Shed the blood, and you become mind-conscious. Eat the body and drink the blood, self-cannibalizing, and you become extremely conscious, like Americans and some Hindus. Devour yourself, and God knows what a lot you'll know, what a lot you'll be conscious of.

Mind you don't choke yourself.

For a long time men believed that they could be perfected through the mind, through the spirit. They believed, passionately. They had their ecstasy in pure consciousness. They believed in purity, chastity, and the wings of the spirit.

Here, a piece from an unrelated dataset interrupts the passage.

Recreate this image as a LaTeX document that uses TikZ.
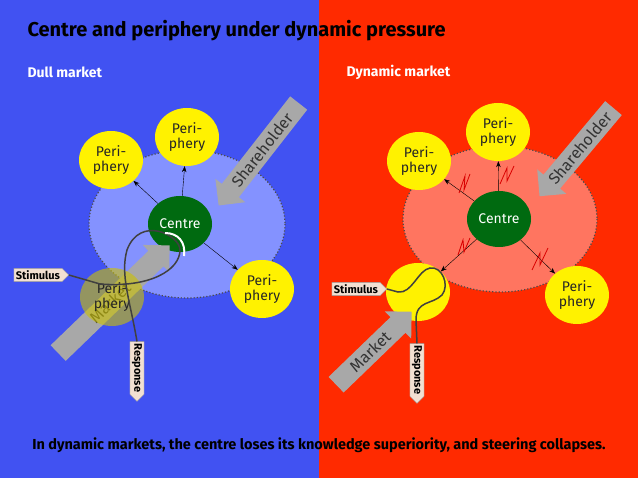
\documentclass[tikz,border=0pt]{standalone}
\usepackage{fontspec}
\setmainfont{Fira Sans}
\usetikzlibrary{shapes.arrows,shapes.symbols,shapes.geometric,arrows.meta}
\definecolor{bg1}{HTML}{4152F2}
\definecolor{bg2}{HTML}{FF2A00}
\definecolor{ell1}{HTML}{8492FF}
\definecolor{ell2}{HTML}{FF7560}
\definecolor{cgreen}{HTML}{006A10}
\definecolor{pyel}{HTML}{FFF200}
\definecolor{tagc}{HTML}{F2E0D2}
\definecolor{arrg}{HTML}{A8A8A8}
\begin{document}
\begin{tikzpicture}[x=1pt,y=-1pt,
  zone/.style={draw=black!70,dotted,line width=1.2pt},
  centre/.style={ellipse,fill=cgreen,minimum width=64,minimum height=56,text=white,font=\fontsize{14}{16}\selectfont,inner sep=0},
  peri/.style={ellipse,fill=pyel,minimum width=64,minimum height=58,align=center,font=\fontsize{14}{15}\selectfont,inner sep=0,text=black!85},
  link/.style={-{Stealth[length=6pt]},thin,black},
  big/.style={single arrow,fill=arrg,single arrow head extend=7pt,minimum height=#1,minimum width=38,inner sep=3pt,font=\fontsize{16}{18}\selectfont,text=black!80},
  tag/.style={signal,signal to=east,fill=tagc,draw=black!40,font=\fontsize{11}{12}\selectfont\bfseries,inner sep=2pt},
  loop/.style={line width=1.5pt,black!75},
  bolt/.style={red!85!black,thick},
  ttl/.style={font=\fontsize{14}{16}\selectfont\bfseries,text=white,anchor=west}]
\fill[bg1] (0,0) rectangle (319,478);
\fill[bg2] (319,0) rectangle (638,478);
\useasboundingbox (0,0) rectangle (638,478);
\node[font=\fontsize{20}{22}\selectfont\bfseries,anchor=west] (title) at (24,31) {Centre and periphery under dynamic pressure};
\node[ttl] (dull) at (24,72) {Dull market};
\node[ttl] (dyn) at (343,72) {Dynamic market};
% left panel
\path[zone,fill=ell1] (187,224) ellipse [x radius=98,y radius=74];
\node[centre] (c1) at (180,224) {Centre};
\node[peri] (p1a) at (111,160) {Peri-\\phery};
\node[peri] (p1b) at (187,137) {Peri-\\phery};
\node[peri] (p1c) at (262,289) {Peri-\\phery};
\draw[link] (c1) -- (p1a);
\draw[link] (c1) -- (p1b);
\draw[link] (c1) -- (p1c);
\node[big=130,rotate=52,shape border rotate=180] (sh1) at (262,150) {Shareholder};
\node[big=155,rotate=44] (m1) at (110,303) {Market};
\node[peri,fill=pyel!80!black,fill opacity=0.6,text opacity=1] (p1d) at (112,297) {Peri-\\phery};
\node[tag] (s1) at (38,275) {Stimulus};
\node[tag,rotate=-90] (r1) at (137,368) {Response};
\draw[loop] (s1.east) -- (100,284) .. controls (150,288) and (180,270) .. (180,250)
  .. controls (180,235) and (140,215) .. (127,250) .. controls (120,275) and (130,300) .. (r1.west);
\draw[white,line width=2pt] (165,233) .. controls (178,233) and (186,242) .. (184,256);
% right panel
\path[zone,fill=ell2] (500,219) ellipse [x radius=97,y radius=73];
\node[centre] (c2) at (499,219) {Centre};
\node[peri] (p2a) at (419,161) {Peri-\\phery};
\node[peri] (p2b) at (498,132) {Peri-\\phery};
\node[peri] (p2c) at (577,295) {Peri-\\phery};
\node[peri] (p2d) at (418,292) {};
\draw[link] (c2) -- (p2a);
\draw[link] (c2) -- (p2b);
\draw[link] (c2) -- (p2c);
\draw[link] (c2) -- (p2d);
\node[big=115,rotate=50,shape border rotate=180] (sh2) at (580,148) {Shareholder};
\node[big=105,rotate=44] (m2) at (370,352) {Market};
\node[tag] (s2) at (356,289) {Stimulus};
\node[tag,rotate=-90] (r2) at (417,370) {Response};
\draw[loop] (s2.east) -- (398,292) .. controls (412,294) and (418,270) .. (430,268)
  .. controls (442,266) and (450,285) .. (442,295) .. controls (432,305) and (416,300) .. (416,320) -- (r2.west);
% lightning bolts
\draw[bolt] (459,193) -- (465,176) -- (464,190) -- (470,174);
\draw[bolt] (500,184) -- (507,168) -- (507,181) -- (514,166);
\draw[bolt] (458,255) -- (463,240) -- (464,252) -- (470,238);
\draw[bolt] (532,270) -- (540,253) -- (540,265) -- (548,248);
\node[font=\fontsize{14.5}{16}\selectfont\bfseries] (foot) at (319,445) {In dynamic markets, the centre loses its knowledge superiority, and steering collapses.};
\end{tikzpicture}
\end{document}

America soon plucked the bird of the spirit. America soon killed the belief in the spirit. But not the practice. The practice continued with a sarcastic vehemence. America, with a perfect inner contempt for the spirit and the consciousness of man, practises the same spirituality and universal love and KNOWING all the time, incessantly, like a drug habit. And inwardly gives not a fig for it. Only for the sensation. The pretty-pretty sensation of love, loving all the world. And the nice fluttering aeroplane sensation of knowing, knowing, knowing. Then the prettiest of all sensations, the sensation of UNDERSTANDING. Oh, what a lot they understand, the darlings! So good at the trick, they are. Just a trick of self-conceit.

The Scarlet Letter gives the show away.

You have your pure-pure young parson Dimmesdale.

You have the beautiful Puritan Hester at his feet.

And the first thing she does is to seduce him.

And the first thing he does is to be seduced.

And the second thing they do is to hug their sin in secret, and gloat over it, and try to understand.